By Michelle Pelletier Marshall
---- — BYFIELD — The 78 young men and women of Triton Regional High School and Middle School choirs walked away from last weekend’s 37th annual Massachusetts Instrumental & Choral Conductors Association Festival, not only with huge smiles on their faces but with Gold Awards for their outstanding efforts. Only 10 of the 90 choral groups that participated in this event earned prestigious Gold Awards.
The annual MICCA Festival, which was held this year on April 5- 7 at Norwood High School, provides a forum for musical groups to perform in front of qualified adjudicators. Triton students participate in this event every two years.
The Triton choral groups sang on Saturday and each achieved the Gold Award — the top award — for performing at a superior level. Groups who participate in the MICCA Festival are evaluated on a standard of excellence rather than in competition with other groups.
“This is a huge achievement — gold medals are hard to come by at MICCA,” said Bob Lathrop, the school’s choir director, who is aided by piano accompanist Holly Libert. “I am extremely proud to direct such a dedicated and talented group of students. Their award at MICCA is a testament to their hard work both individually and cooperatively.”
During the festival, the Triton choirs each sang three songs. The women’s high school choir sang: “Son de Camaguey,” “Hotaru Koi” and “No Time”; and the middle school choir sang: “Doraji,” “South African Suite” and “Stand Together. “
In addition to the awards, the groups received expert evaluation from college-level choral directors and participated in a clinic with the judges who challenged them to improve in specific areas.
Triton students have been practicing for months for this event, both individually and with the groups at school. Lathrop said that many times the singers are assigned a section to learn out of rehearsal time with the goal of bringing it together with the group later.
“The fact is that all choirs that compete at MICCA come prepared with the right notes and rhythms,” said Lathrop. “The choirs that stand out in the judges’ minds are those that perform musically, expressively and with a mature tone, which are the elements that we spend our rehearsal time working on.”
Lathrop attributes the fact that Triton has had a lot of success at the festival in years past due to the fact that the groups sound different from many that compete. The middle school select choir strives for a high school sound, and the women’s choir looks to college-level groups for their inspiration, he said.

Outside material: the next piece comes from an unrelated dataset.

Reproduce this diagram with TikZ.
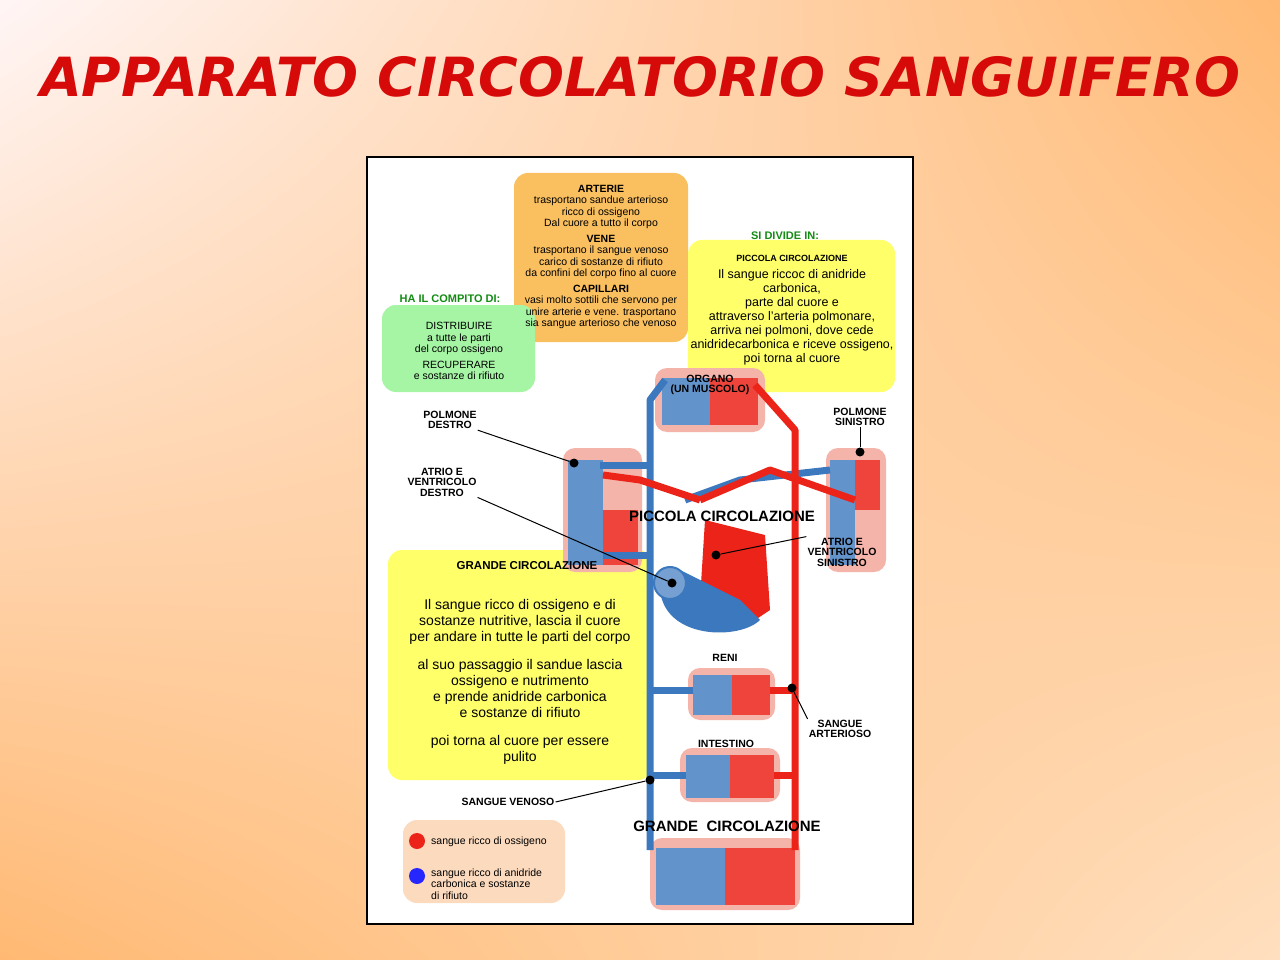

“Winning the Gold Award is an achievement that could have only happened with a musical director who can teach and inspire at the highest levels,” said parent Joann Anderson, whose daughter Lilly, an 11th-grader, is in the high school choir. “We are so fortunate to have the talented Bob Lathrop encouraging our students to work together using their individual strengths to create breath-taking music.”
Both the middle and high school choirs have been invited to perform at Boston Symphony Hall in a showcase concert for choirs that achieved the gold medal/superior rating.
Lathrop sees this achievement as leading the students to a positive future, and is appreciative of the fact that the district and the community has a long tradition of supporting the arts at Triton. “As Triton arts teachers, we believe the principles our kids learn as members of an ensemble, or any other artistic endeavor, have a lasting impact on the potential they see for themselves and their future place in society, and having spent as much time around these kids as I have, I believe their future is extremely bright.”